◆ What is required: Locate the lines that hold the string "this". Copy every such line.

◆ Materials provided:

━━━━━━━━━━━━━━━━

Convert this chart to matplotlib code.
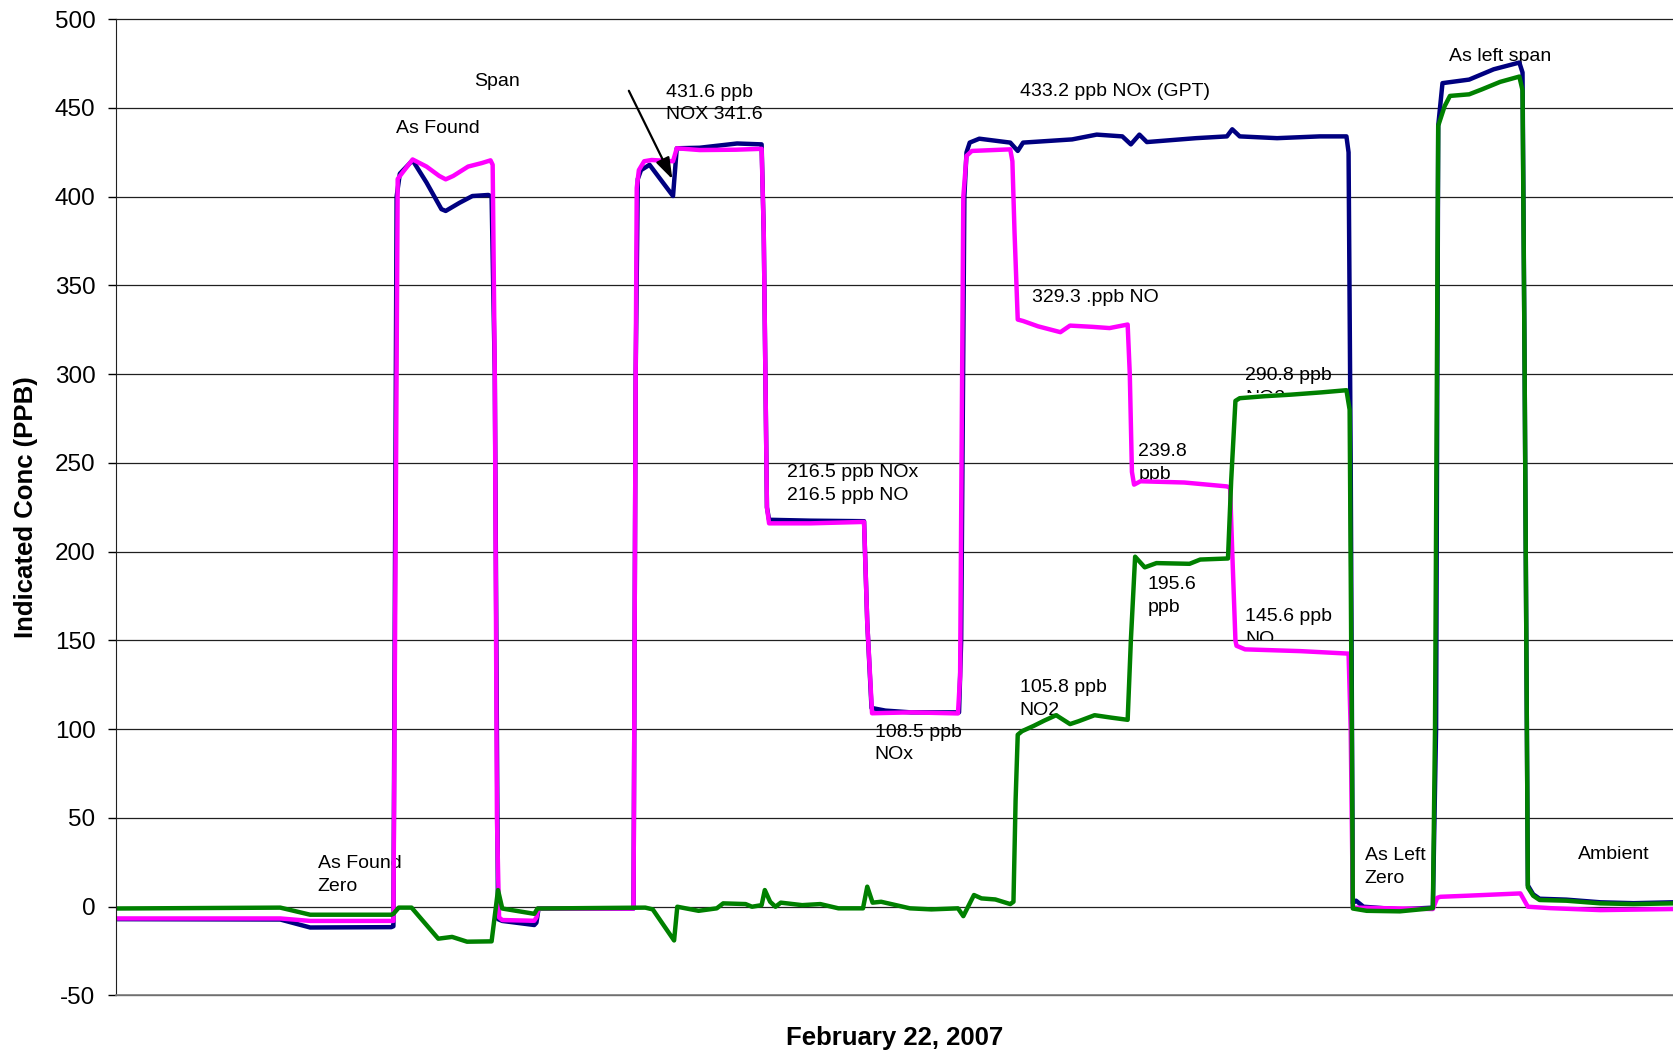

━━━━━━━━━━━━━━━━

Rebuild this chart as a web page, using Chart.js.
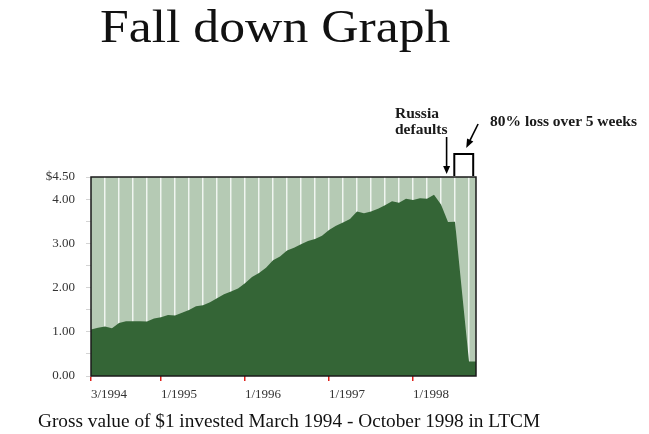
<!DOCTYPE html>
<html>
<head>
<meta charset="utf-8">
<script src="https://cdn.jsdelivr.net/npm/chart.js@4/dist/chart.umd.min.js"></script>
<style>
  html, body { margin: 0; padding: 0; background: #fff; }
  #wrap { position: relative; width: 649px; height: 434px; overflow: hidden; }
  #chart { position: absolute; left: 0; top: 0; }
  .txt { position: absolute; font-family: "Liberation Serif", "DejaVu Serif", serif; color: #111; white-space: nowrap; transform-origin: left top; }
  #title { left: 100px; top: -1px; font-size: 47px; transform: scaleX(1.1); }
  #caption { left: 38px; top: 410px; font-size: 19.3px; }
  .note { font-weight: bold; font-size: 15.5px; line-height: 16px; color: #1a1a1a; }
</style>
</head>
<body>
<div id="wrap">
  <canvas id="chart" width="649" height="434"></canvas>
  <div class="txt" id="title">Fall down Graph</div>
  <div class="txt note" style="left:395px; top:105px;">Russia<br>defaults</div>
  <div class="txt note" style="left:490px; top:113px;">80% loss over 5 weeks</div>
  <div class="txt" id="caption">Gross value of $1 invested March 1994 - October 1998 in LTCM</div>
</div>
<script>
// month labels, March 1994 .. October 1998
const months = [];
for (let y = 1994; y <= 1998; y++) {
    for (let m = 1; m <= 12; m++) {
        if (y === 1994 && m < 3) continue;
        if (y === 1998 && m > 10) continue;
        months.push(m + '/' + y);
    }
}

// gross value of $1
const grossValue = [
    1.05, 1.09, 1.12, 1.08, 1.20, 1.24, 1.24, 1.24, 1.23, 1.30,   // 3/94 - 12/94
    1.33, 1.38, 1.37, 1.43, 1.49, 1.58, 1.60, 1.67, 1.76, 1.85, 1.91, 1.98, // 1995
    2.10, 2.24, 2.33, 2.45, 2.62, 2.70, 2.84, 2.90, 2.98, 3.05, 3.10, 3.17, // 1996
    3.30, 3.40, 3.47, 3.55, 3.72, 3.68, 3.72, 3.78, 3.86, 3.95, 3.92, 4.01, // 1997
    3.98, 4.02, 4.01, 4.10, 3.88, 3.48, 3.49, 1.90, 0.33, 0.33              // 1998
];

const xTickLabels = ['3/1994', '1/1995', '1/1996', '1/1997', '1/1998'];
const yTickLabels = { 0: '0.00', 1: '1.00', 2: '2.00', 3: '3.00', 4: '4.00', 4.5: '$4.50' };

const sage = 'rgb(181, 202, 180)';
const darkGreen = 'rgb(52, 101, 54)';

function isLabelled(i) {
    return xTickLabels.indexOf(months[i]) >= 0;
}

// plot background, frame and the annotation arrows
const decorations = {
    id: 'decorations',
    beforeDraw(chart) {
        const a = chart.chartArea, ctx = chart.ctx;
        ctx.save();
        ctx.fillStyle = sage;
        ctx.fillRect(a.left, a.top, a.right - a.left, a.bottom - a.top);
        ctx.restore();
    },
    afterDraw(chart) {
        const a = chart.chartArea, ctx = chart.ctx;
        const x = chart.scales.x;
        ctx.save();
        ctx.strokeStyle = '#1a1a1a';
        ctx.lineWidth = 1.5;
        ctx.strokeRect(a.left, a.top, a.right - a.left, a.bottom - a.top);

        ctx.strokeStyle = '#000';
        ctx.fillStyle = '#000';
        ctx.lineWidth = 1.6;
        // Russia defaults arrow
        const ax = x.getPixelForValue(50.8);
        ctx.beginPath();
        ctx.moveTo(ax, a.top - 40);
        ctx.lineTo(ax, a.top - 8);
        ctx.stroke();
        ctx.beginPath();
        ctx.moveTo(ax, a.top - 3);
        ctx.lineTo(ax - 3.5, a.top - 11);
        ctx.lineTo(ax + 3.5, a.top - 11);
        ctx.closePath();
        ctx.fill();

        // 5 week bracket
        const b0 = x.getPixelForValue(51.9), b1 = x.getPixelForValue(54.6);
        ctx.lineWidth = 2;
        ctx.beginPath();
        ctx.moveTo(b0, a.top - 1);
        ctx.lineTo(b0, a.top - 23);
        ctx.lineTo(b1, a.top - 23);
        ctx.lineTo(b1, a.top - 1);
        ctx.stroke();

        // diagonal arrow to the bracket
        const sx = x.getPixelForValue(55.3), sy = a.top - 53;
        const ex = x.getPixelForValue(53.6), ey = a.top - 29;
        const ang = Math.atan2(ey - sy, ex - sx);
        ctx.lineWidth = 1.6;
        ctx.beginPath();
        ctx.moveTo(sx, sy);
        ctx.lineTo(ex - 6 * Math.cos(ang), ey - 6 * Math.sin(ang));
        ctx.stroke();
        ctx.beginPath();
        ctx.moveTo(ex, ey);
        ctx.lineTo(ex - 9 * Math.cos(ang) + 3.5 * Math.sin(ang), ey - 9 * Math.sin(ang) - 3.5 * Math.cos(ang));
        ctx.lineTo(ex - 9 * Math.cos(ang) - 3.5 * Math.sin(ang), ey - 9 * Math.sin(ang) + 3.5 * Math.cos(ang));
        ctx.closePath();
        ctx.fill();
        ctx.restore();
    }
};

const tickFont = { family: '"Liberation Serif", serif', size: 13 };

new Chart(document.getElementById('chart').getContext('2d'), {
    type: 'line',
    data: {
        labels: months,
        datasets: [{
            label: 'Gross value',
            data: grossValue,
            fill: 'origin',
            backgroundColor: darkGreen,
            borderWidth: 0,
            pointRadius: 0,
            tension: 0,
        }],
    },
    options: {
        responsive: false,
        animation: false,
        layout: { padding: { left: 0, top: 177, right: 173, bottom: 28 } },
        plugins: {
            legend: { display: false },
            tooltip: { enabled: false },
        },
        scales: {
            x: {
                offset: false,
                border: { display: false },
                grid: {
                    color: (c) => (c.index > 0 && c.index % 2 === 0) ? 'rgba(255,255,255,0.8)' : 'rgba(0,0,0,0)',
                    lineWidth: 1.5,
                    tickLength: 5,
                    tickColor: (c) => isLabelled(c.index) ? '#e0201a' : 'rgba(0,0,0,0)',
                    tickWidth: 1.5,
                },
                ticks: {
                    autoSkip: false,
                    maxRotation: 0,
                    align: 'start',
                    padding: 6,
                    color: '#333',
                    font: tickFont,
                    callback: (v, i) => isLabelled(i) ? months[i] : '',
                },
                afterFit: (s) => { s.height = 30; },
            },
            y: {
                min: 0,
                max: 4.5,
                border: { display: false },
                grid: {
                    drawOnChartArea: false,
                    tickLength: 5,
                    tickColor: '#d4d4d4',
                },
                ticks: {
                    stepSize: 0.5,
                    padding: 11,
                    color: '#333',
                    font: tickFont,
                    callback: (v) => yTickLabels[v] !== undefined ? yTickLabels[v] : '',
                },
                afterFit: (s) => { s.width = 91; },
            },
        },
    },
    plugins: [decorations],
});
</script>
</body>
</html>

━━━━━━━━━━━━━━━━

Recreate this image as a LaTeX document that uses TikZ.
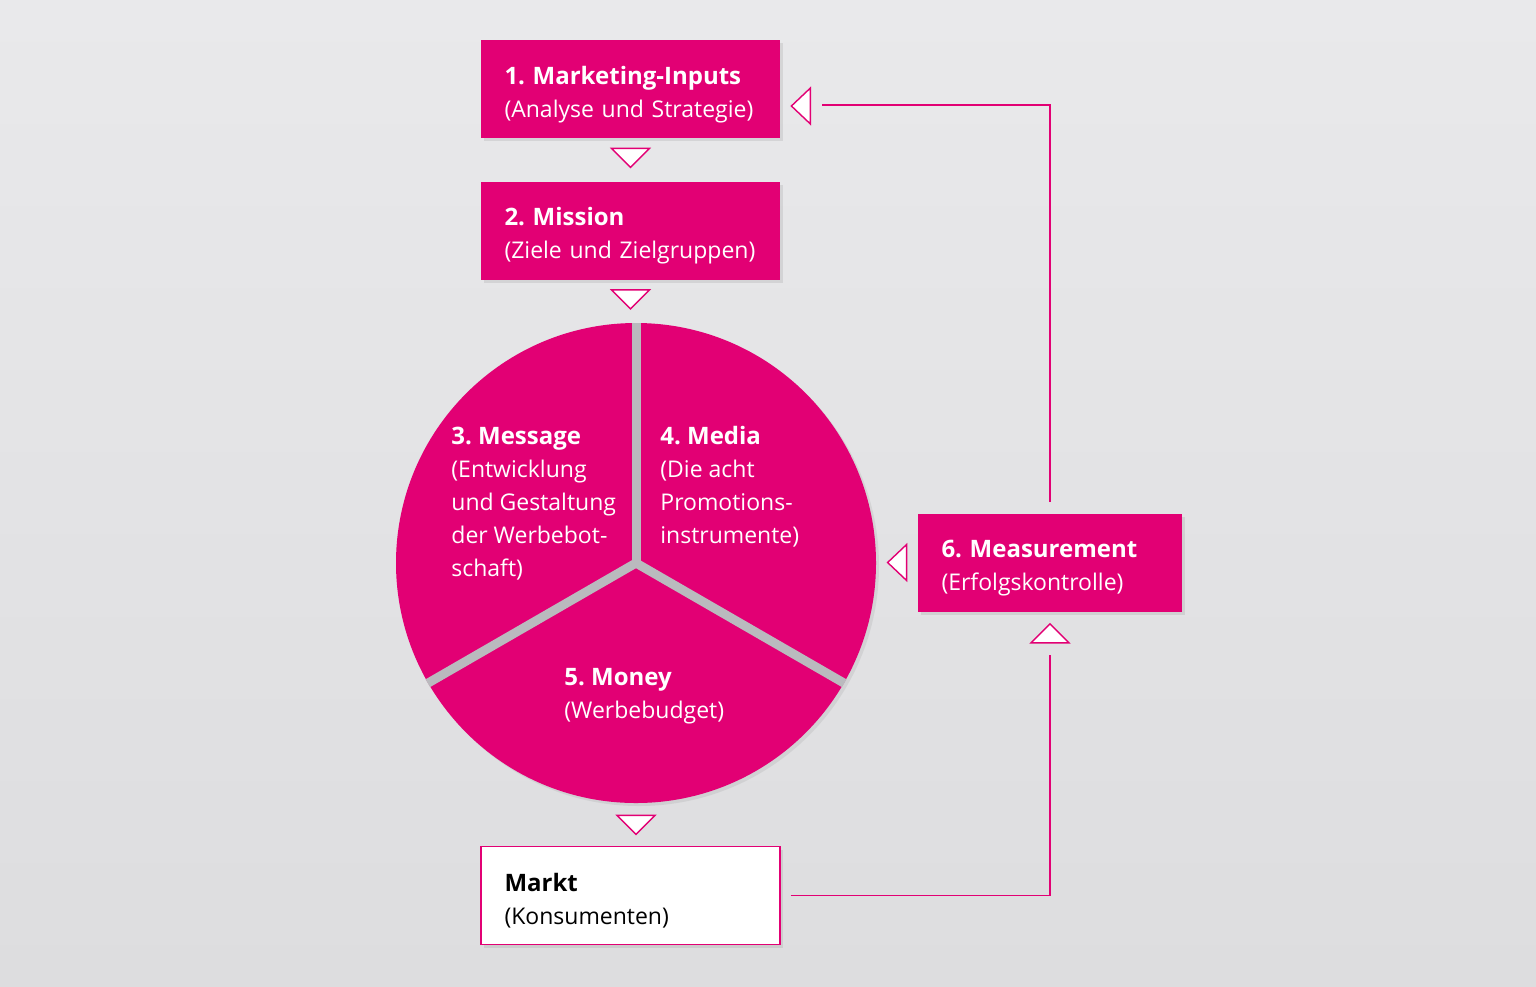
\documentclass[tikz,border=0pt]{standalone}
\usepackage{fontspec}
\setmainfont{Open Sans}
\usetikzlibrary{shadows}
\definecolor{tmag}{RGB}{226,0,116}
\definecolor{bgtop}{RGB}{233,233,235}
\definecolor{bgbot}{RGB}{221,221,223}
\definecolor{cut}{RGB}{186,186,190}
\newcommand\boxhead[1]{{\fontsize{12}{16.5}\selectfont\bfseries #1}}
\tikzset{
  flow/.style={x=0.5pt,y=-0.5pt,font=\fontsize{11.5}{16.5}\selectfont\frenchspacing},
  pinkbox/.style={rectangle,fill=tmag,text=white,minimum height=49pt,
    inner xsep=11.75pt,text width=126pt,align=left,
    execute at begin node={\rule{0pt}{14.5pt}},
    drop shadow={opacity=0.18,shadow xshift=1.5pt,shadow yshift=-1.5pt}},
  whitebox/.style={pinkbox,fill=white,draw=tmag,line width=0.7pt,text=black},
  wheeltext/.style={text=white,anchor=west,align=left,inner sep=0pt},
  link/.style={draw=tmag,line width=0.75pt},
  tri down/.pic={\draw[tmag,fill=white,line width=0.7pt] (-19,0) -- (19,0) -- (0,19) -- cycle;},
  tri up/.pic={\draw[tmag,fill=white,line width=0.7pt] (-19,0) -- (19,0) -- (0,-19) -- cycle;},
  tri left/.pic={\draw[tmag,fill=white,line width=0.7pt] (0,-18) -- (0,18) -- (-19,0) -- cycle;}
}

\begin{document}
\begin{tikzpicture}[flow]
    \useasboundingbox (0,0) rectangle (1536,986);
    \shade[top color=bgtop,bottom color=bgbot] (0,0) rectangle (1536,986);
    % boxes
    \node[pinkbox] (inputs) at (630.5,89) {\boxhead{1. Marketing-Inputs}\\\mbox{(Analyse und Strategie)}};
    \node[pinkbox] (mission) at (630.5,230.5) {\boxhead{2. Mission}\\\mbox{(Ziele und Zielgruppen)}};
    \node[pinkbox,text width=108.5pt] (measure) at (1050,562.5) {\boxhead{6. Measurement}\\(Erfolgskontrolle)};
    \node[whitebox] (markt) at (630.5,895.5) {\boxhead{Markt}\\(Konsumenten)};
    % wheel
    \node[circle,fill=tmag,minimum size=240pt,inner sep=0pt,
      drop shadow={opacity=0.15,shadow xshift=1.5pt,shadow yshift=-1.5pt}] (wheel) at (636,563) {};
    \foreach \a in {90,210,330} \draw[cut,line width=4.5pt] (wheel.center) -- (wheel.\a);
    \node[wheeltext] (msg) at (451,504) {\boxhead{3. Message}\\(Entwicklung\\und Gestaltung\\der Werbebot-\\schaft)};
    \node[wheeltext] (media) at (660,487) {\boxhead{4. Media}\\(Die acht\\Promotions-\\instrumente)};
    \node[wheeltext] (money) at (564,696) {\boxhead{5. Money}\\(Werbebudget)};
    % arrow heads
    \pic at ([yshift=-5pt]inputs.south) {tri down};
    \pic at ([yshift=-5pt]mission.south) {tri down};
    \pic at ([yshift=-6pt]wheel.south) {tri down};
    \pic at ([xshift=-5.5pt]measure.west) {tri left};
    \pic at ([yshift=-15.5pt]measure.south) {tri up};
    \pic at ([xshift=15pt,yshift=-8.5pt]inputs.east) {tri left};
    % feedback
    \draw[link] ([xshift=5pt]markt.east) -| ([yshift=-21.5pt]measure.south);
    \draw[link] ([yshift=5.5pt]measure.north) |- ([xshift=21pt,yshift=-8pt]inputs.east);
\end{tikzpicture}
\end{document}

━━━━━━━━━━━━━━━━

◆ Answer to the problem:
Convert this chart to matplotlib code.
Rebuild this chart as a web page, using Chart.js.
Recreate this image as a LaTeX document that uses TikZ.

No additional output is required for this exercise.